I was looking for a change of pace

after finishing Suzanne Collins’ excellent but unrelentingly bleak Hunger Games, something cheerful, like a murder mystery, so I picked up Earlene Fowler’s Spider Web, the latest in her Benni Harper series.  A note at the beginning of the book led me to think about another type of pace: the connection between the passage of time in the real world and in the world of a long-running fictional character.

Spider Web is Fowler’s fifteenth novel about Benni Harper.  The first in the series, Fool’s Puzzle, published in 1994, took place in November 1992.  The current novel is set in March 1998.  Fowler mentions in her note the problems of remembering (or researching) details of technology used twelve or thirteen years ago, but she has, I think, another reason for fastening her series to an internal calendar.  Benni’s husband suffers from PTSD induced by his service in Viet Nam.

Another series with a strong internal timeline is Sue Grafton’s, beginning with A Is for Alibi, published and set in 1982.  The latest novel, U Is for Undertow, published in 2009, takes place in April 1988.  So Kinsey Milhone has aged about six years in the nearly thirty years Grafton has been following her adventures.  She lives and works in a world much less affected by cell phones and computers, and makes us realize how fast technology has moved in the past quarter century.  (V Is for Vengeance is scheduled for November 2011.)

Not all writers treat the passage of real and fictional time the same way.  Marcia Muller has written 27 books featuring Sharon McCone since Edwin of the Iron Shoes was published in 1977.  Talk about technology flying past!  Sharon and her colleagues have aged a few years, yes, changed jobs and relationships, at a much slower pace than real time.  But they have adapted to cell phones, computers, and all the rest of modern technology.  Muller identifies days and months within the books, but not years.  Coming Back, published in 2009, feels every bit as contemporary now as the first book did nearly 35 years ago.  (City of Whispers is due in October 2011.)

I was surprised when I pulled Janet Evanovich’s first Stephanie Plum novel, One for the Money, off the shelf and saw that it was published in 1994.  Stephanie, Joe, Ranger, and the rest of the gang exist in a timeless world, flying through their cases at a furious rate, unhampered by reality.  One book a year (Smokin’ Seventeen will be out shortly) in our lives, one case every few weeks in Stephanie’s.

I don’t know exactly how or why these authors, or many others who have kept their characters alive through many books and many years, make their decisions.  No doubt some plan their methods in advance, while others are taken by surprise by success.  These four authors have proved that there is no one solution to keeping series characters growing without growing old.

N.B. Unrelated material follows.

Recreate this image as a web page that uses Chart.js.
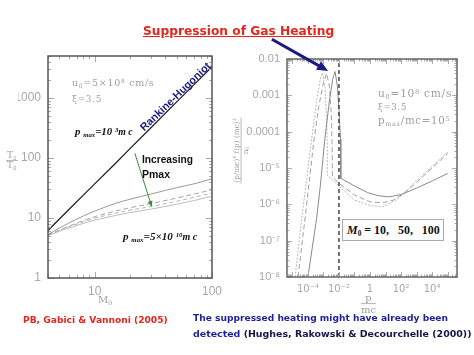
<!DOCTYPE html>
<html><head><meta charset="utf-8">
<script src="https://cdn.jsdelivr.net/npm/chart.js@4"></script>
<style>
html,body{margin:0;padding:0;background:#fff;}
#page{position:relative;width:474px;height:355px;overflow:hidden;background:#fff;}
canvas{position:absolute;left:0;top:0;}
.t{position:absolute;white-space:nowrap;line-height:1.1;display:inline-block;transform-origin:50% 50%;}
.t sub,.t sup{font-size:0.62em;line-height:0;}
.t sup{vertical-align:0.5em;}
.t sub{vertical-align:-0.3em;}
.gray{color:#a0a0a0;font-family:'DejaVu Serif';}
.sp{letter-spacing:0.7px;}
.bi{font-family:'Liberation Serif';font-weight:bold;font-style:italic;color:#111;}
.frac{text-align:center;}
.frac .num{border-bottom:1px solid #bbb;padding:0 1px;}
#mbox{position:absolute;left:342px;top:219px;width:102px;height:22px;border:1px solid #aaa;background:#fff;box-sizing:border-box;}
</style></head><body>
<div id="page">
<canvas id="cL" width="474" height="355"></canvas>
<canvas id="cR" width="474" height="355"></canvas>
<div id="mbox"></div>

<div class="t" data-x="143" data-cy="31" data-w="191" style="color:#e4261c;font-family:'DejaVu Sans';font-weight:bold;font-size:14px;text-decoration:underline;">Suppression of Gas Heating</div>

<div class="t gray sp" data-x="72" data-cy="83" data-w="80" style="font-size:13px">u<sub>0</sub>=5×10<sup>8</sup> cm/s</div>
<div class="t gray sp" data-x="72" data-cy="100" data-w="29" style="font-size:13px">ξ=3.5</div>
<div class="t" data-x="175" data-cy="97" data-w="93" data-rot="-44" style="color:#1c1c80;font-family:'Liberation Sans';font-weight:bold;font-size:12px">Rankine-Hugoniot</div>
<div class="t bi" data-x="75" data-cy="132" data-w="58" style="font-size:12px">p <sub>max</sub>=10 <sup>3</sup><span style="font-size:0.9em">m c</span></div>
<div class="t" data-x="142" data-cy="159" data-w="51" style="color:#111;font-family:'Liberation Sans';font-weight:bold;font-size:12px">Increasing</div>
<div class="t" data-x="142" data-cy="175" data-w="28" style="color:#111;font-family:'Liberation Sans';font-weight:bold;font-size:12px">Pmax</div>
<div class="t bi" data-x="123" data-cy="236" data-w="74" style="font-size:12px">p <sub>max</sub>=5×10 <sup>10</sup><span style="font-size:0.9em">m c</span></div>
<div class="t gray frac" data-x="6" data-cy="161" style="font-size:9px"><div class="num">T<sub>2</sub></div><div>T<sub>0</sub></div></div>
<div class="t gray" data-x="98" data-cy="299" style="font-size:10px">M<sub>0</sub></div>

<div class="t gray sp" data-x="378" data-cy="94" data-w="73" style="font-size:12px">u<sub>0</sub>=10<sup>8</sup> cm/s</div>
<div class="t gray sp" data-x="378" data-cy="107" data-w="28" style="font-size:12px">ξ=3.5</div>
<div class="t gray sp" data-x="378" data-cy="120" data-w="71" style="font-size:12px">p<sub>max</sub>/mc=10<sup>5</sup></div>
<div class="t bi" data-x="347" data-cy="230" data-w="93" style="font-size:14px;font-style:normal"><i>M</i><sub>0</sub> = 10,&nbsp;&nbsp; 50,&nbsp;&nbsp; 100</div>
<div class="t gray frac" data-x="241" data-cy="150" data-w="66" data-rot="-90" style="font-size:10px"><div class="num">(p/mc)<sup>4</sup> f(p) (mc)<sup>3</sup></div><div>n<sub>0</sub></div></div>
<div class="t gray frac" data-x="361" data-cy="303" style="font-size:10px"><div class="num">p</div><div>mc</div></div>

<div class="t" data-x="23" data-cy="320" data-w="145" style="color:#e4261c;font-family:'DejaVu Sans';font-weight:bold;font-size:10px">PB, Gabici &amp; Vannoni (2005)</div>
<div class="t" data-x="193" data-cy="318" data-w="255" style="color:#1f1f9a;font-family:'DejaVu Sans';font-weight:bold;font-size:10px">The suppressed heating might have already been</div>
<div class="t" data-x="193" data-cy="334" data-w="279" style="color:#1f1f9a;font-family:'DejaVu Sans';font-weight:bold;font-size:10px">detected <span style="color:#15154a">(Hughes, Rakowski &amp; Decourchelle (2000))</span></div>
</div>

<script>
// ---------- Left panel data: T2/T0 vs M0 ----------
const machNumbers      = [4, 5, 6, 8, 10, 15, 20, 30, 50, 70, 100];
const rankineHugoniot  = [6.2, 9.6, 13.7, 24, 37, 81, 143, 315, 860, 1650, 3300];
const tempPmaxLow      = [5.3, 6.8, 8.2, 10.8, 13, 17.5, 20.5, 25, 32, 37, 45];
const tempPmaxMid1     = [5.2, 6.3, 7.3, 9, 10.5, 13, 14.8, 17.3, 21.5, 25, 29.5];
const tempPmaxMid2     = [5.2, 6.2, 7.1, 8.6, 9.9, 12, 13.5, 15.5, 19, 22, 26];
const tempPmaxHigh     = [5.1, 6.0, 6.8, 8.1, 9.2, 11, 12.3, 14, 17, 19.5, 23];
const leftXTicks  = [10, 100];
const leftXLabels = ['10', '100'];
const leftYTicks  = [1, 10, 100, 1000];
const leftYLabels = ['1', '10', '100', '1000'];
const greenArrowFrom = {x: 22, y: 120};
const greenArrowTo   = {x: 30.7, y: 15.2};

// ---------- Right panel data: (p/mc)^4 f(p) (mc)^3 / n0 vs p/mc ----------
const pM10   = [1.0e-4, 3.6e-4, 6.3e-4, 1.23e-3, 2.5e-3, 4.0e-3, 5.6e-3, 7.9e-3, 1.0e-2, 1.26e-2, 1.32e-2, 1.32e-2, 0.1, 0.7, 3.2, 16, 100, 1000, 1e4, 1e5];
const fM10   = [1.0e-8, 4.0e-7, 3.2e-6, 6.3e-5, 7.9e-4, 2.8e-3, 4.5e-3, 1.8e-3, 4.0e-4, 6.3e-5, 2.0e-5, 5.2e-6, 3.2e-6, 2.1e-6, 1.74e-6, 1.6e-6, 1.86e-6, 2.8e-6, 4.4e-6, 7.1e-6];
const pM50   = [2.3e-5, 6.5e-5, 2.5e-4, 5.0e-4, 1.0e-3, 1.6e-3, 2.4e-3, 3.2e-3, 3.6e-3, 3.8e-3, 1e-2, 0.1, 1, 6.3, 32, 126, 1000, 1e4, 1e5];
const fM50   = [1.0e-8, 4.0e-7, 6.3e-5, 5.0e-4, 2.2e-3, 4.0e-3, 1.8e-3, 3.2e-4, 5.0e-5, 5.6e-6, 3.8e-6, 1.8e-6, 1.17e-6, 1.1e-6, 1.3e-6, 1.9e-6, 4.0e-6, 1.0e-5, 2.5e-5];
const pM100  = [1.5e-5, 4.0e-5, 1.74e-4, 3.5e-4, 6.3e-4, 8.9e-4, 1.26e-3, 1.6e-3, 1.78e-3, 1.8e-3, 1e-2, 0.1, 1, 6.3, 40, 126, 1000, 1e4, 1e5];
const fM100  = [1.0e-8, 4.0e-7, 6.3e-5, 6.3e-4, 2.8e-3, 4.2e-3, 1.6e-3, 2.5e-4, 4.0e-5, 6.3e-6, 3.2e-6, 1.3e-6, 9.3e-7, 8.5e-7, 1.26e-6, 1.8e-6, 4.5e-6, 1.1e-5, 2.7e-5];
const thermalMarkerP = 1e-2;
const rightXTicks  = [1e-4, 1e-2, 1, 1e2, 1e4];
const rightXLabels = ['10⁻⁴', '10⁻²', '1', '10²', '10⁴'];
const rightYTicks  = [1e-2, 1e-3, 1e-4, 1e-5, 1e-6, 1e-7, 1e-8];
const rightYLabels = ['0.01', '0.001', '0.0001', '10⁻⁵', '10⁻⁶', '10⁻⁷', '10⁻⁸'];
const blueArrowFrom = {x: 4.8e-7, y: 3.5e-2};
const blueArrowTo   = {x: 2.0e-3, y: 4.7e-3};

// ---------- text placement ----------
document.querySelectorAll('.t').forEach(el => {
  const w = +el.dataset.w;
  if (w) {
    const fs = parseFloat(getComputedStyle(el).fontSize);
    el.style.fontSize = (fs * w / el.offsetWidth) + 'px';
  }
  const x = +el.dataset.x, cy = +el.dataset.cy, rot = el.dataset.rot;
  if (rot) {
    el.style.left = (x - el.offsetWidth / 2) + 'px';
    el.style.top = (cy - el.offsetHeight / 2) + 'px';
    el.style.transform = 'rotate(' + rot + 'deg)';
  } else {
    el.style.left = x + 'px';
    el.style.top = (cy - el.offsetHeight / 2) + 'px';
  }
});

// ---------- plugins ----------
const framePlugin = {
  id: 'frame',
  afterDatasetsDraw(chart, args, o) {
    const {ctx, chartArea: a, scales: {x, y}} = chart;
    const list = s => {
      const out = [];
      const lo = Math.floor(Math.log10(s.min)), hi = Math.ceil(Math.log10(s.max));
      for (let k = lo; k <= hi; k++) for (let i = 1; i < 10; i++) {
        const v = i * Math.pow(10, k);
        if (v >= s.min * 0.999 && v <= s.max * 1.001) out.push([v, i === 1]);
      }
      return out;
    };
    ctx.save();
    ctx.strokeStyle = o.tickColor; ctx.lineWidth = 1;
    ctx.beginPath();
    list(x).forEach(([v, maj]) => {
      const px = Math.round(x.getPixelForValue(v)) + 0.5, L = maj ? o.major : o.minor;
      ctx.moveTo(px, a.bottom); ctx.lineTo(px, a.bottom - L);
      ctx.moveTo(px, a.top); ctx.lineTo(px, a.top + L);
    });
    list(y).forEach(([v, maj]) => {
      const py = Math.round(y.getPixelForValue(v)) + 0.5, L = maj ? o.major : o.minor;
      ctx.moveTo(a.left, py); ctx.lineTo(a.left + L, py);
      ctx.moveTo(a.right, py); ctx.lineTo(a.right - L, py);
    });
    ctx.stroke();
    ctx.strokeStyle = o.color; ctx.lineWidth = o.width;
    ctx.strokeRect(a.left, a.top, a.width, a.height);
    ctx.restore();
  },
  afterDraw(chart, args, o) {
    if (!o.arrow) return;
    const {ctx, scales: {x, y}} = chart, ar = o.arrow;
    const x0 = x.getPixelForValue(ar.from.x), y0 = y.getPixelForValue(ar.from.y);
    const x1 = x.getPixelForValue(ar.to.x), y1 = y.getPixelForValue(ar.to.y);
    const ang = Math.atan2(y1 - y0, x1 - x0);
    ctx.save();
    ctx.strokeStyle = ar.color; ctx.fillStyle = ar.color; ctx.lineWidth = ar.width;
    ctx.beginPath();
    ctx.moveTo(x0, y0);
    ctx.lineTo(x1 - Math.cos(ang) * ar.head * 0.8, y1 - Math.sin(ang) * ar.head * 0.8);
    ctx.stroke();
    ctx.beginPath();
    ctx.moveTo(x1, y1);
    ctx.lineTo(x1 - ar.head * Math.cos(ang) + ar.hw * Math.sin(ang), y1 - ar.head * Math.sin(ang) - ar.hw * Math.cos(ang));
    ctx.lineTo(x1 - ar.head * Math.cos(ang) - ar.hw * Math.sin(ang), y1 - ar.head * Math.sin(ang) + ar.hw * Math.cos(ang));
    ctx.closePath(); ctx.fill();
    ctx.restore();
  }
};
Chart.register(framePlugin);

const pts = (xs, ys) => xs.map((v, i) => ({x: v, y: ys[i]}));
const tickFont = {family: 'Liberation Sans', size: 12};

new Chart(document.getElementById('cL'), {
  type: 'line',
  data: {datasets: [
    {data: pts(machNumbers, rankineHugoniot), borderColor: '#222', borderWidth: 1.3, tension: 0},
    {data: pts(machNumbers, tempPmaxLow), borderColor: '#9a9a9a', borderWidth: 1},
    {data: pts(machNumbers, tempPmaxMid1), borderColor: '#a5a5a5', borderWidth: 1, borderDash: [5, 3]},
    {data: pts(machNumbers, tempPmaxMid2), borderColor: '#b5b5b5', borderWidth: 1, borderDash: [4, 3]},
    {data: pts(machNumbers, tempPmaxHigh), borderColor: '#bdbdbd', borderWidth: 1}
  ]},
  options: {
    responsive: false, animation: false, devicePixelRatio: 1, events: [],
    layout: {padding: {left: 18, right: 262, top: 56, bottom: 57}},
    elements: {point: {radius: 0}, line: {tension: 0.35}},
    plugins: {legend: {display: false}, tooltip: {enabled: false},
      frame: {color: '#555', width: 1.5, tickColor: '#aaa', major: 6, minor: 3,
        arrow: {from: greenArrowFrom, to: greenArrowTo, color: '#3d8b3d', width: 1, head: 6, hw: 2.5}}},
    scales: {
      x: {type: 'logarithmic', min: 4, max: 100, bounds: 'data',
        grid: {display: false, drawTicks: false}, border: {display: false},
        afterBuildTicks: s => { s.ticks = leftXTicks.map(v => ({value: v})); },
        afterFit: s => { s.height = 20; },
        ticks: {autoSkip: false, maxRotation: 0, minRotation: 0, padding: 6, color: '#a8a8a8', font: tickFont,
          callback: (v, i) => leftXLabels[i]}},
      y: {type: 'logarithmic', min: 1, max: 5000, bounds: 'data',
        grid: {display: false, drawTicks: false}, border: {display: false},
        afterBuildTicks: s => { s.ticks = leftYTicks.map(v => ({value: v})); },
        afterFit: s => { s.width = 30; },
        ticks: {autoSkip: false, padding: 7, color: '#a8a8a8', font: tickFont,
          callback: (v, i) => leftYLabels[i]}}
    }
  }
});

new Chart(document.getElementById('cR'), {
  type: 'line',
  data: {datasets: [
    {data: pts([thermalMarkerP, thermalMarkerP], [1e-8, 1e-2]), borderColor: '#444', borderWidth: 1.5, borderDash: [4, 3]},
    {data: pts(pM10, fM10), borderColor: '#8a8a8a', borderWidth: 1},
    {data: pts(pM50, fM50), borderColor: '#a0a0a0', borderWidth: 1, borderDash: [5, 3]},
    {data: pts(pM100, fM100), borderColor: '#b8b8b8', borderWidth: 1, borderDash: [2, 1.5]}
  ]},
  options: {
    responsive: false, animation: false, devicePixelRatio: 1, events: [],
    layout: {padding: {left: 237, right: 17, top: 59, bottom: 58}},
    elements: {point: {radius: 0}, line: {tension: 0}},
    plugins: {legend: {display: false}, tooltip: {enabled: false},
      frame: {color: '#666', width: 1.5, tickColor: '#aaa', major: 5, minor: 2.5,
        arrow: {from: blueArrowFrom, to: blueArrowTo, color: '#1b1b7d', width: 3, head: 11, hw: 5}}},
    scales: {
      x: {type: 'logarithmic', min: 4.5e-6, max: 4e5, bounds: 'data',
        grid: {display: false, drawTicks: false}, border: {display: false},
        afterBuildTicks: s => { s.ticks = rightXTicks.map(v => ({value: v})); },
        afterFit: s => { s.height = 20; },
        ticks: {autoSkip: false, maxRotation: 0, minRotation: 0, padding: 6, color: '#a8a8a8', font: {family: 'DejaVu Sans', size: 10},
          callback: (v, i) => rightXLabels[i]}},
      y: {type: 'logarithmic', min: 1e-8, max: 1e-2, bounds: 'data',
        grid: {display: false, drawTicks: false}, border: {display: false},
        afterBuildTicks: s => { s.ticks = rightYTicks.map(v => ({value: v})); },
        afterFit: s => { s.width = 50; },
        ticks: {autoSkip: false, padding: 7, color: '#a8a8a8', font: {family: 'Liberation Sans', size: 11},
          callback: (v, i) => rightYLabels[i]}}
    }
  }
});
</script>
</body></html>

Paper books are in no danger

in my library.  This afternoon I found myself pre-ordering three more from the Mystery Guild:  Charlaine Harris’ Dead Reckoning (the latest Sookie Stackhouse novel), Steve Berry’s The Jefferson Key (a new suspense thriller featuring Cotton Malone), and Earlene Fowler’s Spider Web (the latest installment in her Benny Harper quilt-themed mystery series).  All three will be available in ebook form (at prices comparable to the Mystery Guild’s), but I’m a long-time fan of these series and have all the previous books in hard cover.  I don’t want to break up the sets.

New books and old books seem to be widely available in electronic form.  Many publishers are making ebooks available as soon as the traditional versions hit the shelves.  And old classics, especially those no longer under copyright, abound.  Many of these are free or very inexpensive.  I certainly don’t begrudge a dollar or two to whoever has done the work of digitizing a book worth preserving.

But there’s a long stretch in the middle, books still under copyright but no longer current.  Over the last few weeks I’ve popped over to the Amazon site frequently, wondering if this or that old favorite is available as on ebook.  The answer is often no, but many are still around in print.  And I’ve been buying them, reminded by my browsing of books I really want to read again.

And if I want to read them again, why can’t I just pull them off my bookshelf?  Because I’ve lived in this house for thirty five years, and if I’d kept all the books I’ve owned over that time, the place would look like one of those trainwrecks on cable TV, a hoarding disaster.  I may not be a dedicated housekeeper, but you can see all my furniture.  The only obstructions on the floor are Nutmeg’s belongings.  She chews on newsprint, but as far as I can tell she doesn’t read.